Rhode Island was founded on the concept of "freedom of conscience," meaning the right to worship as one's conscience should dictate, not as the state might. Permitting religious displays is not endorsement of a specific religion. Rhode Island was also different as a colony, in that we did not have an "official" state religion (i.e. Virginia = Episopalianism, Massachusetts Bay = Purtianism, etc.). That did not mean that Rhode Island's leaders thought that acknowledging God was a "bad" thing -- keep in mind that Roger Williams himself was a preacher, who named Rhode Island's capital "Providence" (after, God's Providence for having led him there) -- or that one's religious belief is something to only be praticed behind closed doors when no one is looking.

The part of the First Amendment, which is part of the Bill of Rights is very clear. It is liberals like Chafee that have warped it into something that was never intended by it's writers, because either they don't understand the concept of "original intent" or they simply don't like what the founders intended. It says:

"Congress shall make no law respecting an establishment of religion, or prohibiting the free exercise thereof."

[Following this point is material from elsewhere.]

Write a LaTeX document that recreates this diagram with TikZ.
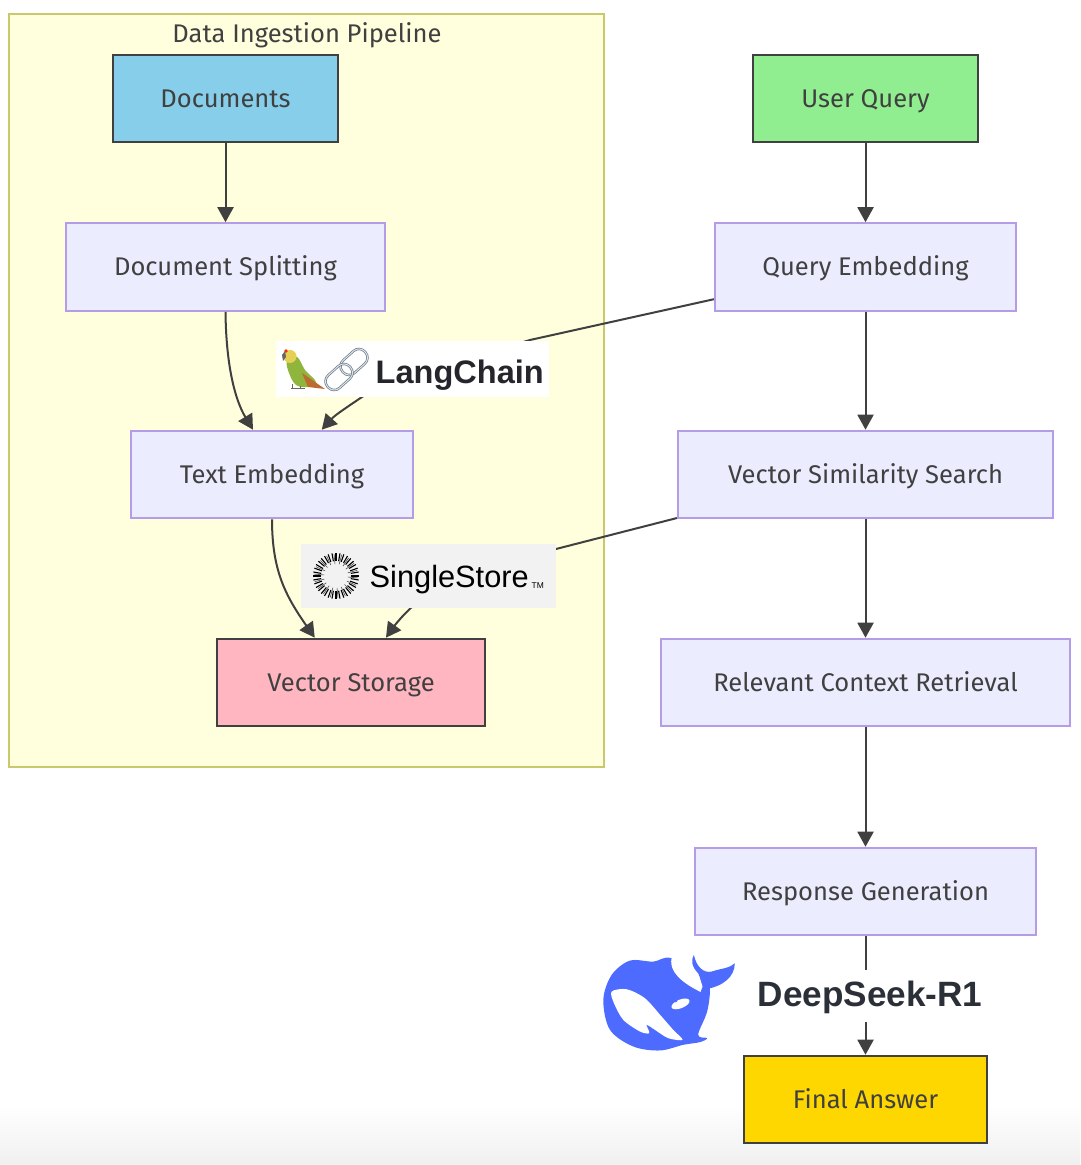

Posted by: Will at August 28, 2006 1:06 AM

Original intent is all very well and good, but Jeferson himself wanted the Constitution to be a "living document".

Posted by: Jim at August 28, 2006 11:27 AM

It IS a living document. It can be amended as needed and has been quite a number of times.

"Living" and "Let's interpret it to mean whatever the Hell makes us feel good this decade" are exceptionally DIFFERENT things.